A mobile or cellular telephone system is an example of a communication system that is capable of transmitting and receiving data between end user equipment or applications and network equipment. Transmitted and received data may be in the form of data packets. Transmitted data packets may be in a variety of formats and include a variety of different types of data, including voice data, binary data, video data, and the like.
In a communication system, such as a mobile or cellular telephone communication system, various methods are used to establish the rate of communication or bitrate at which data packets are transferred between a user's mobile device, such as a mobile telephone, and the rest of the system. For example, if Adaptive MultiRate (AMR) or Adaptive MultiRate—Wideband (AMR-WB) transmission is used, at call set-up a mode set is negotiated through a Session Description Protocol (SDP). The Session Description Protocol parameter “mode-set” takes a value that represents a subset of bitrates that can be used during a call. The value is selected from the set {0, . . . , 7} for Adaptive MultiRate transmissions and from the set {0, . . . , 8} for Adaptive Multi Rate—Wideband transmissions. The value to be used may be selected, for example, based on detected signal strength between the mobile device and the rest of the network at the time of call set-up. The mode-set value represents a subset of bitrates that can be used during the call. When a sender encodes speech it must use one of the bitrates in the mode set. The mode used to encode is then indicated to the receiver in a Codec Mode Indication (CMI) field of the Real-time Transport Protocol payload.
For Long Term Evolution (LTE), the relevant specification in terms of codec rate adaptation is 3GPP TS 26.114, which specifies the Multimedia Telephony Services over IP Multimedia Subsystem (MTSI). Included in this specification are several means of adaptation. For example, bit rate, number of frames per packet, and amount of redundant frames per packet, may all be adapted according to requests from the receiver of the encoded media. These requests are generally included in the RTP Control Protocol Application Defined (RTCP APP) packets.
Problems arise in a communication system when the demands on the network system to timely process data packets for transmission through the system exceeds network capacity. In such situations, the network is said to be experiencing congestion. A typical response to such congestion is for the network simply to drop packets received from or to be transmitted to a user application and that cannot be processed by the network in a timely manner.
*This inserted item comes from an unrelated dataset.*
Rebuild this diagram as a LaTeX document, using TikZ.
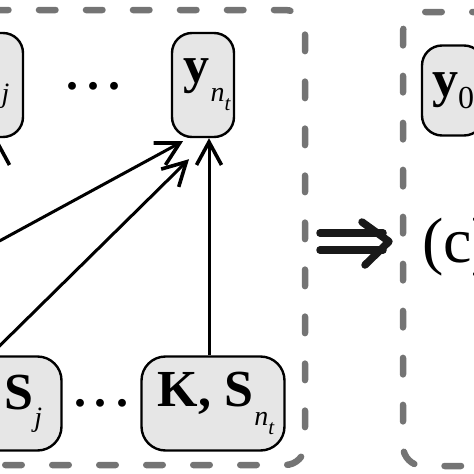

Explicit Congestion Notification (ECN) is a method for the network to indicate to user applications that the network is experiencing congestion. In response to receiving such a notification, a user application can reduce its sending rate in order to avoid packets being dropped. For example, Explicit Congestion Notification may be implemented by marking two bits in the Internet Protocol (IP) header of a packet as ‘11’, indicating that congestion is being experienced by a network element processing the packet. Via a feedback mechanism, the sender of the packet is notified of the congestion and can then reduce its sending rate.
Until recently, it has not been specified how to apply Explicit Congestion Notification to User Datagram Protocol (UDP) traffic. The User Datagram Protocol itself does not contain a feedback mechanism. However, most real-time applications, such as voice, video, real-time text, and the like, use Real-time Transport Protocol (RTP) over User Datagram Protocol, which does have a feedback mechanism, namely RTP Control Protocol (RTCP). It has been proposed to use explicit congestion notification with Real-time Transport Protocol. In this proposal, the receiver of Internet Protocol packets that are marked “congestion experienced” communicates this information to the sender through the RTP Control Protocol feedback packets. The sender can then reduce its bitrate in order to reduce congestion. For Adaptive Multi Rate (AMR) or Adaptive Multi Rate—Wideband (AMR-WB) transmissions, the sender can change its transmission mode to reduce congestion.
As an alternative, the receiver of packets marked for congestion experienced may use the Codec Mode Request (CMR) field in the Real-time Transport Protocol payload to request that the sender reduce its bitrate. This has the advantage that additional RTP Control Protocol traffic is not created, when the network is already congested, in order to communicate which packets were marked for congestion experienced to the sender. It has the disadvantage that it cannot be used to control the bitrates when data packet flow is unidirectional. For codecs that do not have a Codec Mode Request field in the Real-time Transport Protocol payload and for other media types, it is possible that a Temporary Maximum Media Stream Bit Rate Request (TMMBR) may be used to request the sender to reduce its bitrate.
Therefore, it would be advantageous to have a method and apparatus that takes into account at least some of the issues discussed above, as well as possibly other issues.